As a food writer, everyone automatically assumes that I’ve got an encyclopedic knowledge of every restaurant in town. But guess what, folks—there are a lot of restaurants in San Francisco. For a city of 800,00-ish (if you believe the small population sign posted at the city limits) there are nearly 4,000 eateries. So while I may have eaten at more than most, I’m not even close to all. Some are places I’ll probably never go to, but others have been on my list for a long time. I know we all have these lists (my neighbor frequently brings his actual, physical list by so we can cross-check), and Aziza finally reached the top of mine.
Since it has been foggy all across the city (even in the Banana Belt where I reside) I didn’t mind bundling up and heading to the Outer Richmond. Aziza is a large but cozy restaurant, and the five of us snuggled into out high-backed banquette quite nicely, thank you.

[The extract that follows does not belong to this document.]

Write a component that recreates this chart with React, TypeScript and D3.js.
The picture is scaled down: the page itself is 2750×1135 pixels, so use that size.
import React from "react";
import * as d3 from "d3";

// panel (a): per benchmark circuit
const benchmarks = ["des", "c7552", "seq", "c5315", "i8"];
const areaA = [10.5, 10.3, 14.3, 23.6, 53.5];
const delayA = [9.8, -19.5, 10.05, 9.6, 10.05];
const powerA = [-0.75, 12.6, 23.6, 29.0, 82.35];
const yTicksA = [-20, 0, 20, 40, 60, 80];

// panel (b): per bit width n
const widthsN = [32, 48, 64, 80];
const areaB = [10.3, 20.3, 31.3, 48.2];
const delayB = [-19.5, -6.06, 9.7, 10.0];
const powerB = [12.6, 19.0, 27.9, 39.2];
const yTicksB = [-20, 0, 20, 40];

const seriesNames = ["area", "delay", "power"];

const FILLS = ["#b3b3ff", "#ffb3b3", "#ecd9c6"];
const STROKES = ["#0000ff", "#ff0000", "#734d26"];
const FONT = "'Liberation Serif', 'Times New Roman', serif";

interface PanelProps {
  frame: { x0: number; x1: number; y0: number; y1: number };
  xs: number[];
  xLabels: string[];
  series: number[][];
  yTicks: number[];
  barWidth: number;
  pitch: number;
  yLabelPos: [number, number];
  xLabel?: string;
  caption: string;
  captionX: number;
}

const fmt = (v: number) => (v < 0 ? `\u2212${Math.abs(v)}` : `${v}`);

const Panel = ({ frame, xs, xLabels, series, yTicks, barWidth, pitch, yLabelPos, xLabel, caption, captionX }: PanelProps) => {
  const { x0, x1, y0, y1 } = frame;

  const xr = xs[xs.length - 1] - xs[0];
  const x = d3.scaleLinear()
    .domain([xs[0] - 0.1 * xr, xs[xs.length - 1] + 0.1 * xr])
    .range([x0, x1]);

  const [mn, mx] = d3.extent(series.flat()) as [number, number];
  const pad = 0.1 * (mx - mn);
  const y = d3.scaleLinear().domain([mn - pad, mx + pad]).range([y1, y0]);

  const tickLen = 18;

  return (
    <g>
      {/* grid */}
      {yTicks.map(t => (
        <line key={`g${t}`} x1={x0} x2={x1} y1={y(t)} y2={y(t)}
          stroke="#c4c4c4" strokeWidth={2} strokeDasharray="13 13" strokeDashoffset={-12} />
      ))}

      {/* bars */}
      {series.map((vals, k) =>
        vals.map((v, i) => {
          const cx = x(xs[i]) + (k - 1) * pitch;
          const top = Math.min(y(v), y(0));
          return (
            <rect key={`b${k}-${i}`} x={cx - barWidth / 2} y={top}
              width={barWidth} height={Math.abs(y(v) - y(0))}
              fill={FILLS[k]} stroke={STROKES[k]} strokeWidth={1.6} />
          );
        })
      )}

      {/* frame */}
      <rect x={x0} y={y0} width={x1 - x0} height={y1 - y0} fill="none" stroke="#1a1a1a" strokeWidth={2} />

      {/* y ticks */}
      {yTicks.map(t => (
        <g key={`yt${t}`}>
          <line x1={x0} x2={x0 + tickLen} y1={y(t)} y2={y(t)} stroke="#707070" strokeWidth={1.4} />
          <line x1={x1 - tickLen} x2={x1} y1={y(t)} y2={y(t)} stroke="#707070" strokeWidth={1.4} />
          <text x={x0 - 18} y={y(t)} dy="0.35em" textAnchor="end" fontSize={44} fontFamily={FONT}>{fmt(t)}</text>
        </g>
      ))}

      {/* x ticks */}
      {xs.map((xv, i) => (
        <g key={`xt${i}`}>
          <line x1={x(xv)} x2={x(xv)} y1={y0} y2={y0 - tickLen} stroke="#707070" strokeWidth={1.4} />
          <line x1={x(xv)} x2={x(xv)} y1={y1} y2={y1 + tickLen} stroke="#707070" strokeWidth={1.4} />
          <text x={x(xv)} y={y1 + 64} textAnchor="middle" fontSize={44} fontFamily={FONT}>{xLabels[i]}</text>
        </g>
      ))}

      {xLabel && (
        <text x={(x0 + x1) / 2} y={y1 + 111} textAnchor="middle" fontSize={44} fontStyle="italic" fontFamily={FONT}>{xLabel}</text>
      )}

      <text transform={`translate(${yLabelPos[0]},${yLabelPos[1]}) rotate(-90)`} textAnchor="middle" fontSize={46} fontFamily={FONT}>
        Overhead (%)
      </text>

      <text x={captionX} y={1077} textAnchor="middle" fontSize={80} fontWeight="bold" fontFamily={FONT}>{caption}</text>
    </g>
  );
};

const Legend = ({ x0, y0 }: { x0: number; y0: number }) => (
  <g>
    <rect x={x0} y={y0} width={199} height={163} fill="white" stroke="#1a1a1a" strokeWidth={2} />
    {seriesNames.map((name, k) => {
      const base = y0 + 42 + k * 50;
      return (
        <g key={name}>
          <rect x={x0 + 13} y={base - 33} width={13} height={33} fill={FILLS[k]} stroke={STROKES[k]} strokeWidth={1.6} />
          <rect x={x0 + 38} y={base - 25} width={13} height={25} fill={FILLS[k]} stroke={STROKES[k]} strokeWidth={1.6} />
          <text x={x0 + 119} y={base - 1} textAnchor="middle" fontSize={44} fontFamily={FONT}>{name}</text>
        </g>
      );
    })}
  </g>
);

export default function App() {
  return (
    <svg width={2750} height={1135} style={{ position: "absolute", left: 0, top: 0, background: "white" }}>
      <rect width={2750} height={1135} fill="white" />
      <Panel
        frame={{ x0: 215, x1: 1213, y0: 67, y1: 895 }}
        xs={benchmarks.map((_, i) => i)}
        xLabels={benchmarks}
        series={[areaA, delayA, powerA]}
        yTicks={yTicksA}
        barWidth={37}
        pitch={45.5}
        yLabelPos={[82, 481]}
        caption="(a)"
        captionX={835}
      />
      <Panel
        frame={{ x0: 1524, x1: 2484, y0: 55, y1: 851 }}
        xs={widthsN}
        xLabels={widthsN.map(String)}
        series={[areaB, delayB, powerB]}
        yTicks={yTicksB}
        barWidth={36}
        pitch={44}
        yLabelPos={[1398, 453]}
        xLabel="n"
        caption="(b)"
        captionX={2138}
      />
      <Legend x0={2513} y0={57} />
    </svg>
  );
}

We briefly considered the tasting menu (a family-style spread that’s $49 a person and requires the participation of the whole kitchen) but then opted for à la carte, since there were so many dishes we wanted to try. Looking at my receipt from last night, I’d say we did a great job working our way through the Moroccan-inflected menu: We tried a beautiful beet salad with a goat cheese mousse, tiny lamb kefta (little spiced meatballs) skewered with pearl onions and grapes, served over a shredded cucumber salad, giant lima beans with manouri cheese, spicy lamb sausage with a feta dip—and then moved on to dinner.

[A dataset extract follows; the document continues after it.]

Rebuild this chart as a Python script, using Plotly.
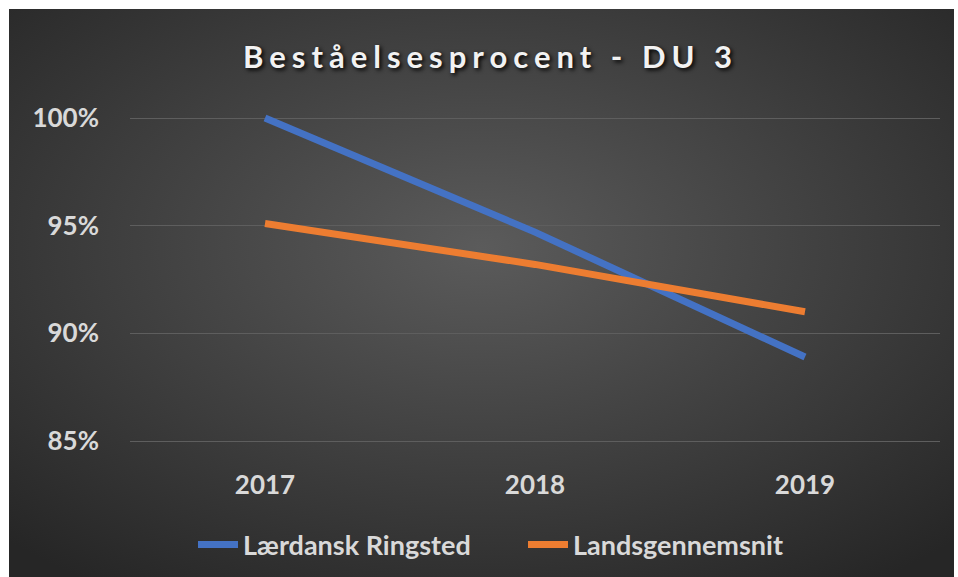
import base64
import plotly.graph_objects as go

years = ["2017", "2018", "2019"]
laerdansk = [100.0, 94.7, 88.9]
landsgennemsnit = [95.1, 93.2, 91.0]
series_names = ["Lærdansk Ringsted", "Landsgennemsnit"]
y_tickvals = [85, 90, 95, 100]
y_ticktext = ["85%", "90%", "95%", "100%"]
title_text = "Beståelsesprocent - DU 3"

W, H = 958, 577
FONT = "Lato"

# y axis: 85% at px 441, 100% at px 118 (padded so edge gridlines show)
y_lo, y_hi = 84.8, 100.2
ppu = (441 - 118) / 15.0
y_top_px = 118 - (y_hi - 100) * ppu
y_bot_px = 441 + (85 - y_lo) * ppu

svg = (
    "<svg xmlns='http://www.w3.org/2000/svg' width='946' height='568' preserveAspectRatio='none'>"
    "<defs><radialGradient id='g' cx='50%' cy='42%' r='72%'>"
    "<stop offset='0' stop-color='#5b5b5b'/><stop offset='1' stop-color='#262626'/>"
    "</radialGradient></defs><rect width='100%' height='100%' fill='url(#g)'/></svg>"
)
bg_src = "data:image/svg+xml;base64," + base64.b64encode(svg.encode()).decode()

fig = go.Figure()
fig.add_trace(go.Scatter(x=years, y=laerdansk, mode="lines", name=series_names[0],
                         line=dict(color="#4472C4", width=7)))
fig.add_trace(go.Scatter(x=years, y=landsgennemsnit, mode="lines", name=series_names[1],
                         line=dict(color="#ED7D31", width=7)))

fig.update_layout(
    width=W, height=H,
    margin=dict(l=0, r=0, t=0, b=0, autoexpand=False),
    paper_bgcolor="white",
    plot_bgcolor="rgba(0,0,0,0)",
    images=[dict(source=bg_src, xref="paper", yref="paper",
                 x=9 / W, y=1 - 9 / H, sizex=(954 - 9) / W, sizey=(577 - 9) / H,
                 xanchor="left", yanchor="top", sizing="stretch", layer="below")],
    xaxis=dict(domain=[130 / W, 940 / W], range=[-0.5, 2.5], showgrid=False,
               zeroline=False, showline=False, ticks="",
               tickfont=dict(family=FONT, size=26, color="#d9d9d9", weight="bold"),
               ticklabelstandoff=int(round(26 - (y_bot_px - 441)))),
    yaxis=dict(domain=[1 - y_bot_px / H, 1 - y_top_px / H], range=[y_lo, y_hi],
               tickvals=y_tickvals, ticktext=y_ticktext, showgrid=True,
               gridcolor="#5e5e5e", gridwidth=1, zeroline=False, showline=False, ticks="",
               tickfont=dict(family=FONT, size=26, color="#d9d9d9", weight="bold"),
               ticklabelstandoff=30),
    showlegend=True,
    legend=dict(orientation="h", x=193 / W, xanchor="left", y=1 - 545 / H, yanchor="middle",
                font=dict(family=FONT, size=27, color="#d9d9d9", weight="bold"),
                bgcolor="rgba(0,0,0,0)", entrywidth=275, entrywidthmode="pixels",
                itemwidth=40),
    annotations=[dict(text="<span style='letter-spacing:6px'>" + title_text + "</span>",
                      xref="paper", yref="paper", x=490 / W, y=1 - 56 / H,
                      xanchor="center", yanchor="middle", showarrow=False,
                      font=dict(family=FONT, size=31, color="#f2f2f2", weight="bold",
                                shadow="2px 2px 4px #000000"))],
)

fig.write_html("out.html", config={"displayModeBar": False},
               post_script="document.body.style.margin='0px';")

B’steeya, that classic dish of spiced, minced meat within a phyllo crust, dusted with confectionary sugar and cinnamon and rich with walnuts, was among the delicious entrées, and we couldn’t resist the earthy squab, served with a tangle of wild mushrooms. The couscous Aziza (the couscous is made by hand in-house) made that stuff in a box seem like bird food—it comes flanked by more spicy lamb sausage, Hoffman Farms chicken, prawns and stewed lamb. There was more, each dish delicious and unusual, and still plenty of things that we didn’t try this first time around. And I haven’t even talked about the cocktails, like the kumquat, which combined muddled kumquats with vodka, cognac, mint and a splash of soda. Though it isn’t a new spot, Aziza is a restaurant to quickly move to the top of your list. But with the discovery of yet another new favorite that I can’t wait to return to, how am I going to get to the next place I need to try?